There are many opinions, reports, and methods of thought circling the soccer industry regarding the financial impact of the 2014 FIFA World Cup on the host country, Brazil.
Some hope hosting the World Cup will help lift Brazil out of economic slowdown, but the associated economic activity ultimately pales before the country’s $2.2 trillion economy, the usual levels of investment spending and the annual revenues of most companies. The 32-day event will provide short-lived sales increases that are unlikely to materially affect earnings and disruptions associated with traffic, crowding and lost work days will take a toll on business.
– Barbara Mattos, Moody’s Vice President–Senior Analyst
The spectrum ranges from mild or no impact, sharing the opinions of Ms. Mattos, all the way to $13.6 Billion in 2014 alone, as predicted by Brazil’s tourism Minister, Vinicius Lages.
The cost of the tournament have been somewhat more consistent amongst experts, leveling out at approximately $11 Billion. The real question that matters for the Brazilian economy, is what the net impact of the tournament will be – not just focusing on the cost and revenue streams as separate entities. If we examine the cost vs revenue the impact of the World Cup is better understood. Looking at the estimates from around the industry, the immediate net impact on the Brazilian economy could fall anywhere between flat to +$2.6 Billion.
The majority of the anticipated revenue generation from the World Cup, at least in the short-term, will come from the estimated 3.7 million domestic and international tourists that will come to partake in the festivities in the month-long event. According to a report from nerdwallet, these 3.7 million tourists are expected to spend approximately $11.1 Billion, which would be +0.5% increase to the country’s total GDP ($2.435 Trillion). However, if we take cost into account and look at the net result, generously speaking the impact on Brazil’s economy would be a meager +$100 Million, or a +0.004% net increase to the country’s GDP.
That only looks at the short-term impact, however, to be fair we need to look at what the potential long-term impact could be. Ernst & Young and the Getulia Vargas Foundation predicted that the World Cup and the Olympics would combine to create an estimated 3.6 million new jobs in Brazil and would add 4% a year to the country’s economic growth. This would be quite impressive indeed, seeing how in the last 5 years, Brazil’s highest quarterly GDP growth rate topped out at 2.5%, and that was back in 2010.
For Brazil to fully realize the financial potential of hosting these two historic and prestigious events, they have to translate the benefits across all socioeconomic levels – something Ernst & Young also echoed in its report.
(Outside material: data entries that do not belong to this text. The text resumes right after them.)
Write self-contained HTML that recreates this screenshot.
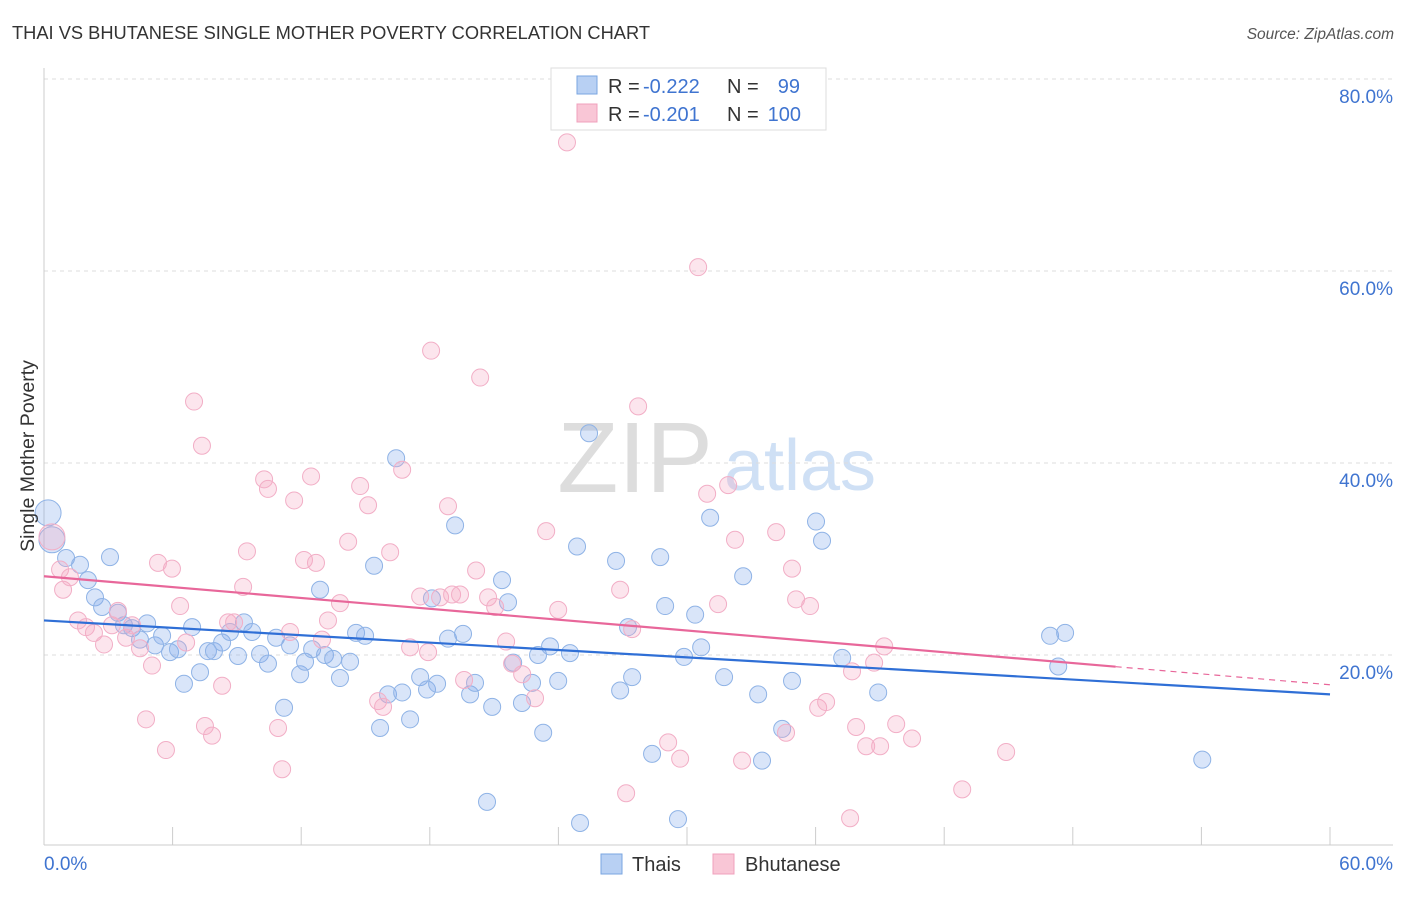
<!DOCTYPE html>
<html><head><meta charset="utf-8">
<style>
body{margin:0;background:#fff;font-family:"Liberation Sans",sans-serif;}
svg text{font-family:"Liberation Sans",sans-serif;}
</style></head>
<body>
<svg id="chart" width="1406" height="892" xmlns="http://www.w3.org/2000/svg">
<text x="12" y="39" font-size="18" fill="#333" textLength="638" lengthAdjust="spacingAndGlyphs">THAI VS BHUTANESE SINGLE MOTHER POVERTY CORRELATION CHART</text>
<text x="1394" y="39" font-size="15.5" fill="#555" font-style="italic" text-anchor="end">Source: ZipAtlas.com</text>
<g>
<text x="635" y="492" font-size="100" fill="#ddd" font-family="Liberation Serif" text-anchor="middle">ZIP</text>
<text x="800" y="490" font-size="72" fill="#cfe0f5" text-anchor="middle">atlas</text>
</g>
<g id="grid"></g>
<g id="axes"></g>
<g id="pts-blue"></g>
<g id="pts-pink"></g>
<g id="trends"></g>
<text transform="translate(34,456) rotate(-90)" font-size="19.5" fill="#333" text-anchor="middle">Single Mother Poverty</text>
<g>
<rect x="551" y="68" width="275" height="62" fill="#fff" stroke="#ddd"/>
<rect x="577" y="76" width="20" height="18" fill="#b8d0f3" stroke="#7aa6e0"/>
<rect x="577" y="104" width="20" height="18" fill="#f9c6d6" stroke="#f0a0bc"/>
<text x="608" y="93" font-size="20" fill="#333">R =</text>
<text x="643" y="93" font-size="20" fill="#3f74d0">-0.222</text>
<text x="727" y="93" font-size="20" fill="#333">N =</text>
<text x="800" y="93" font-size="20" fill="#3f74d0" text-anchor="end">99</text>
<text x="608" y="121" font-size="20" fill="#333">R =</text>
<text x="643" y="121" font-size="20" fill="#3f74d0">-0.201</text>
<text x="727" y="121" font-size="20" fill="#333">N =</text>
<text x="801" y="121" font-size="20" fill="#3f74d0" text-anchor="end">100</text>
</g>
<g>
<rect x="601" y="854" width="21" height="20" fill="#b8d0f3" stroke="#7aa6e0"/>
<text x="632" y="871" font-size="20" fill="#333">Thais</text>
<rect x="713" y="854" width="21" height="20" fill="#f9c6d6" stroke="#f0a0bc"/>
<text x="745" y="871" font-size="20" fill="#333">Bhutanese</text>
</g>
</svg>
<script>
const xTicks=[0,6,12,18,24,30,36,42,48,54,60];
const yTicks=[20,40,60,80];
const yTickLabels=["20.0%","40.0%","60.0%","80.0%"];
const xEndLabels=["0.0%","60.0%"];
const thaiX=[0.19,0.37,1.03,1.68,2.05,2.38,2.71,3.08,3.45,3.73,4.11,4.48,4.81,5.18,5.51,5.88,6.25,6.53,6.91,7.28,7.65,7.93,8.31,8.68,9.05,9.33,9.71,10.08,10.45,10.83,11.2,11.48,11.95,12.18,12.51,12.88,13.11,13.49,13.81,14.28,14.56,14.98,15.4,15.68,16.05,16.43,16.71,17.08,17.55,17.87,18.1,18.34,18.85,19.18,19.55,19.88,20.11,20.67,20.91,21.37,21.65,21.89,22.3,22.77,23.05,23.29,23.61,23.99,24.54,24.87,25.01,25.43,26.69,26.88,27.25,27.44,28.37,28.75,28.98,29.58,29.86,30.38,30.66,31.08,31.73,32.62,33.32,33.5,34.44,34.9,36.02,36.3,37.24,38.92,46.94,47.32,47.64,54.04];
const thaiY=[34.8,32.0,30.1,29.4,27.8,26.0,25.0,30.2,24.4,23.1,22.8,21.6,23.3,21.0,22.0,20.3,20.6,17.0,22.9,18.2,20.4,20.4,21.3,22.4,19.9,23.4,22.4,20.1,19.1,21.8,14.5,21.0,18.0,19.3,20.6,26.8,20.0,19.6,17.6,19.3,22.3,22.0,29.3,12.4,15.9,40.5,16.1,13.3,17.7,16.4,25.9,17.0,21.7,33.5,22.2,15.9,17.1,4.7,14.6,27.8,25.5,19.2,15.0,17.1,20.0,11.9,20.9,17.3,20.2,31.3,2.5,43.1,29.8,16.3,22.9,17.7,9.7,30.2,25.1,2.9,19.8,24.2,20.8,34.3,17.7,28.2,15.9,9.0,12.3,17.3,33.9,31.9,19.7,16.1,22.0,18.8,22.3,9.1];
const bhuX=[0.37,0.75,0.89,1.21,1.59,1.96,2.33,2.8,3.17,3.45,3.83,4.11,4.48,4.76,5.04,5.32,5.69,5.97,6.35,6.63,7.0,7.37,7.51,7.84,8.31,8.59,8.87,9.29,9.47,10.27,10.45,10.92,11.11,11.48,11.67,12.13,12.46,12.69,12.97,13.25,13.81,14.19,14.75,15.12,15.59,15.82,16.15,16.71,17.08,17.55,17.92,18.06,18.48,18.85,19.04,19.41,19.6,20.16,20.35,20.72,21.05,21.56,21.84,22.31,22.91,23.43,23.99,24.4,26.88,27.16,27.44,27.72,29.12,29.68,30.52,30.94,31.45,31.92,32.24,32.57,34.16,34.62,34.9,35.09,35.74,36.12,36.49,37.61,37.7,37.89,38.36,39.01,38.73,39.2,39.76,40.5,42.84,44.89];
const bhuY=[32.3,28.9,26.8,28.1,23.6,22.9,22.3,21.1,23.1,24.6,21.8,23.1,20.7,13.3,18.9,29.6,10.1,29.0,25.1,21.3,46.4,41.8,12.6,11.6,16.8,23.4,23.4,27.1,30.8,38.3,37.3,12.4,8.1,22.4,36.1,29.9,38.6,29.6,21.6,23.6,25.4,31.8,37.6,35.6,15.2,14.6,30.7,39.3,20.8,26.1,20.3,51.7,26.0,35.5,26.3,26.3,17.4,28.8,48.9,26.0,25.0,21.4,19.1,18.0,15.5,32.9,24.7,73.4,26.8,5.6,22.7,45.9,10.9,9.2,60.4,36.8,25.3,37.7,32.0,9.0,32.8,11.9,29.0,25.8,25.1,14.5,15.1,3.0,18.3,12.5,10.5,10.5,19.2,20.9,12.8,11.3,6.0,9.9];
const thaiTrend=[23.6,15.9];
const bhuTrend=[28.2,16.9];
const bhuSolidEnd=50;

const NS="http://www.w3.org/2000/svg";
function sx(v){return 44+v/60*1286;}
function sy(v){return 847-v/20*192;}
function mk(tag,attrs,parent){const e=document.createElementNS(NS,tag);for(const k in attrs)e.setAttribute(k,attrs[k]);parent.appendChild(e);return e;}
const grid=document.getElementById('grid'),axes=document.getElementById('axes');
yTicks.forEach((t,i)=>{
  const l=mk('line',{x1:44,x2:1393,y1:sy(t),y2:sy(t),stroke:'#ddd','stroke-dasharray':'4,4'},grid);
  
  
  const tx=mk('text',{x:1393,y:sy(t)+24,'font-size':19,fill:'#3f74d0','text-anchor':'end'},axes);
  tx.textContent=yTickLabels[i];
  
  
});
mk('line',{x1:44,x2:44,y1:68,y2:845,stroke:'#ccc'},axes);
mk('line',{x1:44,x2:1393,y1:845,y2:845,stroke:'#ccc'},axes);
xTicks.forEach(t=>{
  const l=mk('line',{x1:sx(t),x2:sx(t),y1:827,y2:845,stroke:'#ccc'},axes);
  
  
});
const xl0=mk('text',{x:44,y:870,'font-size':19,fill:'#3f74d0'},axes);xl0.textContent=xEndLabels[0];


const xl1=mk('text',{x:1393,y:870,'font-size':19,fill:'#3f74d0','text-anchor':'end'},axes);xl1.textContent=xEndLabels[1];


function pts(xs,ys,g,fill,stroke,name){
  xs.forEach((x,i)=>{
    const r=(x<0.5)?13:8.5;
    const c=mk('circle',{cx:sx(x),cy:sy(ys[i]),r:r,fill:fill,stroke:stroke,'stroke-width':1},g);
    
    
  });
}
pts(thaiX,thaiY,document.getElementById('pts-blue'),'rgba(130,170,235,0.3)','#8fb3e6','thai-point');
pts(bhuX,bhuY,document.getElementById('pts-pink'),'rgba(245,170,195,0.3)','#f2aec6','bhutanese-point');
const tr=document.getElementById('trends');
const t1=mk('line',{x1:sx(0),y1:sy(thaiTrend[0]),x2:sx(60),y2:sy(thaiTrend[1]),stroke:'#2f6fd6','stroke-width':2.2},tr);


const bm=bhuTrend[0]+(bhuTrend[1]-bhuTrend[0])*bhuSolidEnd/60;
const t2=mk('line',{x1:sx(0),y1:sy(bhuTrend[0]),x2:sx(bhuSolidEnd),y2:sy(bm),stroke:'#e8679a','stroke-width':2.2},tr);


const t3=mk('line',{x1:sx(bhuSolidEnd),y1:sy(bm),x2:sx(60),y2:sy(bhuTrend[1]),stroke:'#e8679a','stroke-width':1.2,'stroke-dasharray':'6,5'},tr);


</script>
</body></html>
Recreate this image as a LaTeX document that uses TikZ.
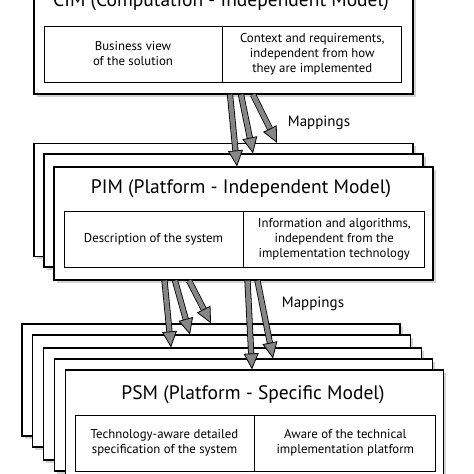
\documentclass[tikz,border=0pt]{standalone}
\usepackage{fontspec}
\setmainfont{PT Sans}
\usetikzlibrary{arrows.meta,positioning,shadows}

\tikzset{
  sheet/.style={draw, fill=white, line width=1.2pt, minimum width=379pt, minimum height=113pt,
    inner sep=0pt, drop shadow={opacity=0.35, shadow xshift=2.5pt, shadow yshift=-2.5pt}},
  cell/.style={draw, line width=0.8pt, minimum height=56pt, inner sep=0pt, align=center,
    font=\fontsize{12.8}{15}\selectfont},
  title/.style={font=\fontsize{19.5}{22}\selectfont},
  maplabel/.style={font=\fontsize{15}{17}\selectfont},
  maparrow/.style={line width=0.8pt, double=gray!95, double distance=4.6pt,
    -{Triangle[length=16pt, width=15pt, fill=gray!95, line width=0.8pt]}}
}

\begin{document}
\begin{tikzpicture}[x=1pt, y=-1pt]
\useasboundingbox (0,0) rectangle (474,474);

% CIM
\node[sheet, minimum height=114pt] (cim) at (223.5,37) {};
\node[title] (cimtitle) at (221,2) {CIM (Computation - Independent Model)};
\node[cell, minimum width=178pt] (cimL) at (133,54) {Business view\\of the solution};
\node[cell, minimum width=179pt, right=0pt of cimL] (cimR) {Context and requirements,\\independent from how\\they are implemented};

% PIM stack
\foreach \n/\x/\y in {pimA/223.5/200, pimB/233.5/210.5, pim/243.5/223.5} {
  \node[sheet] (\n) at (\x,\y) {};
}
\node[title] (pimtitle) at (241,189) {PIM (Platform - Independent Model)};
\node[cell, minimum width=179pt] (pimL) at (153.5,239) {Description of the system};
\node[cell, minimum width=181pt, right=0pt of pimL] (pimR) {Information and algorithms,\\independent from the\\implementation technology};

% PSM stack
\foreach \n/\x/\y in {psmA/211/380, psmB/221.5/391, psmC/232.5/404, psmD/243.5/415, psm/254.5/426} {
  \node[sheet, minimum width=378pt, minimum height=112pt] (\n) at (\x,\y) {};
}
\node[title] (psmtitle) at (253,395) {PSM (Platform - Specific Model)};
\node[cell, minimum width=179pt] (psmL) at (164.5,443) {Technology-aware detailed\\specification of the  system};
\node[cell, minimum width=181pt, right=0pt of psmL] (psmR) {Aware of the technical\\implementation platform};

% mappings
\draw[maparrow] ([xshift=6.5pt]cim.south) -- ([xshift=-6.5pt]pim.north);
\draw[maparrow] ([xshift=17.5pt]cim.south) -- ([xshift=19.5pt]pimB.north);
\draw[maparrow] ([xshift=29.5pt]cim.south) -- ([xshift=53.5pt]pimA.north);
\node[maplabel] (map1) at (319,123) {Mappings};

\draw[maparrow] ([xshift=-79pt]pim.south) -- ([xshift=-61.5pt]psmC.north);
\draw[maparrow] ([xshift=-68.5pt]pim.south) -- ([xshift=-31.5pt]psmB.north);
\draw[maparrow] ([xshift=-54.5pt]pim.south) -- ([xshift=0pt]psmA.north);
\draw[maparrow] ([xshift=4pt]pim.south) -- ([xshift=-2.5pt]psm.north);
\draw[maparrow] ([xshift=14pt]pim.south) -- ([xshift=29.5pt]psmD.north);
\node[maplabel] (map2) at (313,304) {Mappings};
\end{tikzpicture}
\end{document}
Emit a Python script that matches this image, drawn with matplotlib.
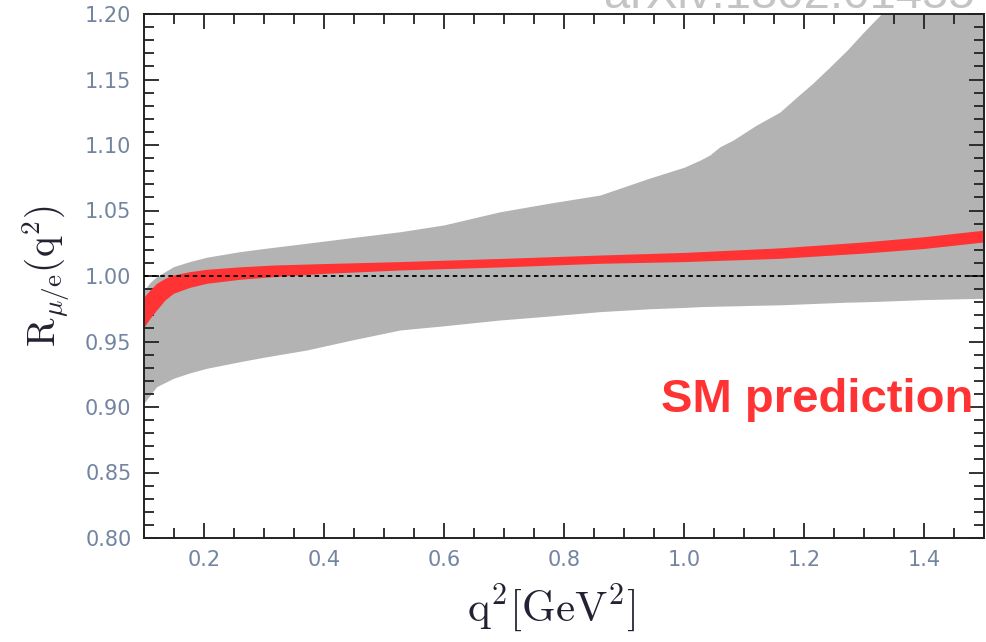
import matplotlib
matplotlib.use("Agg")
import matplotlib.pyplot as plt
from matplotlib.ticker import MultipleLocator, FormatStrFormatter

plt.rcParams["mathtext.fontset"] = "cm"

# q^2 grid and uncertainty band (gray)
q2_band = [0.100, 0.110, 0.121, 0.149, 0.176, 0.204, 0.260, 0.300, 0.371, 0.450, 0.527,
           0.600, 0.693, 0.777, 0.860, 0.943, 1.000, 1.027, 1.043, 1.060, 1.082, 1.120,
           1.160, 1.188, 1.215, 1.243, 1.272, 1.298, 1.327, 1.400, 1.500]
band_upper = [0.989, 0.995, 0.9995, 1.0071, 1.011, 1.0143, 1.0186, 1.021, 1.025, 1.0295, 1.0338,
              1.039, 1.049, 1.0557, 1.0618, 1.0748, 1.083, 1.0885, 1.0924, 1.0987, 1.1038, 1.115,
              1.1252, 1.1366, 1.1473, 1.1595, 1.1725, 1.1855, 1.1992, 1.250, 1.320]
band_lower = [0.903, 0.909, 0.9155, 0.9219, 0.926, 0.9295, 0.9346, 0.938, 0.9435, 0.9515, 0.9588,
              0.962, 0.9664, 0.9695, 0.9728, 0.975, 0.976, 0.9766, 0.9768, 0.977, 0.9772, 0.9776,
              0.978, 0.9785, 0.979, 0.9795, 0.980, 0.9803, 0.9807, 0.982, 0.983]

# SM prediction (red band)
q2_sm = [0.100, 0.110, 0.121, 0.135, 0.149, 0.176, 0.204, 0.260, 0.316, 0.400, 0.527,
         0.700, 0.860, 1.000, 1.160, 1.300, 1.400, 1.500]
sm_upper = [0.984, 0.9893, 0.9944, 0.9982, 1.0008, 1.0033, 1.0051, 1.007, 1.0084, 1.0095, 1.011,
            1.0135, 1.016, 1.018, 1.0215, 1.026, 1.030, 1.035]
sm_lower = [0.961, 0.9677, 0.974, 0.9817, 0.9868, 0.9913, 0.9944, 0.9975, 0.9995, 1.002, 1.0046,
            1.007, 1.0097, 1.011, 1.0135, 1.0175, 1.021, 1.026]

x_range = (0.1, 1.5)
y_range = (0.8, 1.2)
x_ticks = [0.2, 0.4, 0.6, 0.8, 1.0, 1.2, 1.4]
y_ticks = [0.80, 0.85, 0.90, 0.95, 1.00, 1.05, 1.10, 1.15, 1.20]

fig = plt.figure(figsize=(9.87, 6.42), dpi=100)
ax = fig.add_axes([144 / 987, 104 / 642, 840 / 987, 524 / 642])

ax.fill_between(q2_band, band_lower, band_upper, color="#b3b3b3", lw=0, zorder=1)
ax.fill_between(q2_sm, sm_lower, sm_upper, color="#ff3333", lw=0, zorder=2)
ax.plot(x_range, [1.0, 1.0], color="black", lw=1.3, ls=(0, (2.5, 2.0)), zorder=3)

ax.set_xlim(*x_range)
ax.set_ylim(*y_range)
ax.set_xticks(x_ticks)
ax.set_yticks(y_ticks)
ax.xaxis.set_minor_locator(MultipleLocator(0.05))
ax.yaxis.set_minor_locator(MultipleLocator(0.01))
ax.xaxis.set_major_formatter(FormatStrFormatter("%.1f"))
ax.yaxis.set_major_formatter(FormatStrFormatter("%.2f"))

tick_color = "#7384a0"
ax.tick_params(which="both", direction="in", top=True, right=True,
               color="#222222", width=1.3, labelcolor=tick_color, labelsize=15)
ax.tick_params(which="major", length=11, pad=9)
ax.tick_params(which="minor", length=7)
for s in ax.spines.values():
    s.set_linewidth(1.4)
    s.set_color("#222222")

ax.set_xlabel(r"$\mathrm{q}^2[\mathrm{GeV}^2]$", fontsize=31, color="#222233")
ax.xaxis.set_label_coords(0.485, -0.085)
ax.set_ylabel(r"$\mathrm{R}_{\mu/\mathrm{e}}(\mathrm{q}^2)$", fontsize=28, color="#222233")
ax.yaxis.set_label_coords(-0.086, 0.5)

ax.text(1.482, 0.905, "SM prediction", color="#ff3333", fontsize=34,
        fontweight="bold", family="Liberation Sans", ha="right", va="center", zorder=5)

fig.text(975 / 987, (642 - 8) / 642, "arXiv:1802.01455", color="#c4c4c4",
         fontsize=34, family="Liberation Sans", ha="right", va="baseline")

fig.savefig("out.png", dpi=100)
Brazil is a country of approximately 200 million people, of which 32 million, or 16%, live in poverty. A large factor in Brazil’s economic success and “emerging market” status over the last decade has been the increase in buying power of its middle class. To throw this gap into perspective, nerdwallet crunched some numbers and found that the 32 million impoverished people in Brazil were expected to spend about $1.3 Billion collectively during the month-long World Cup. During that same time, the 3.7 million tourists, 3.1 million of which are domestic, are expected to spend $11.1 Billion as mentioned above.
As nerdwallet notes, a population one ninth the size will spend nine times as much as the 32 million impoverished Brazilians during the World Cup this month. One of the main benefits of the World Cup is the job generation inherent in the preparation and maintenance of the country’s infrastructure before, during, and after the tournament. Hopefully, for Brazil’s sake, at least some of those 32 million living in poverty can take advantage of these new jobs, which will increase disposable income, and increase spending…you get it. This is the unknown that is particularly difficult to project with regard to the overall financial impact of the World Cup. The only real way to know is to wait and see.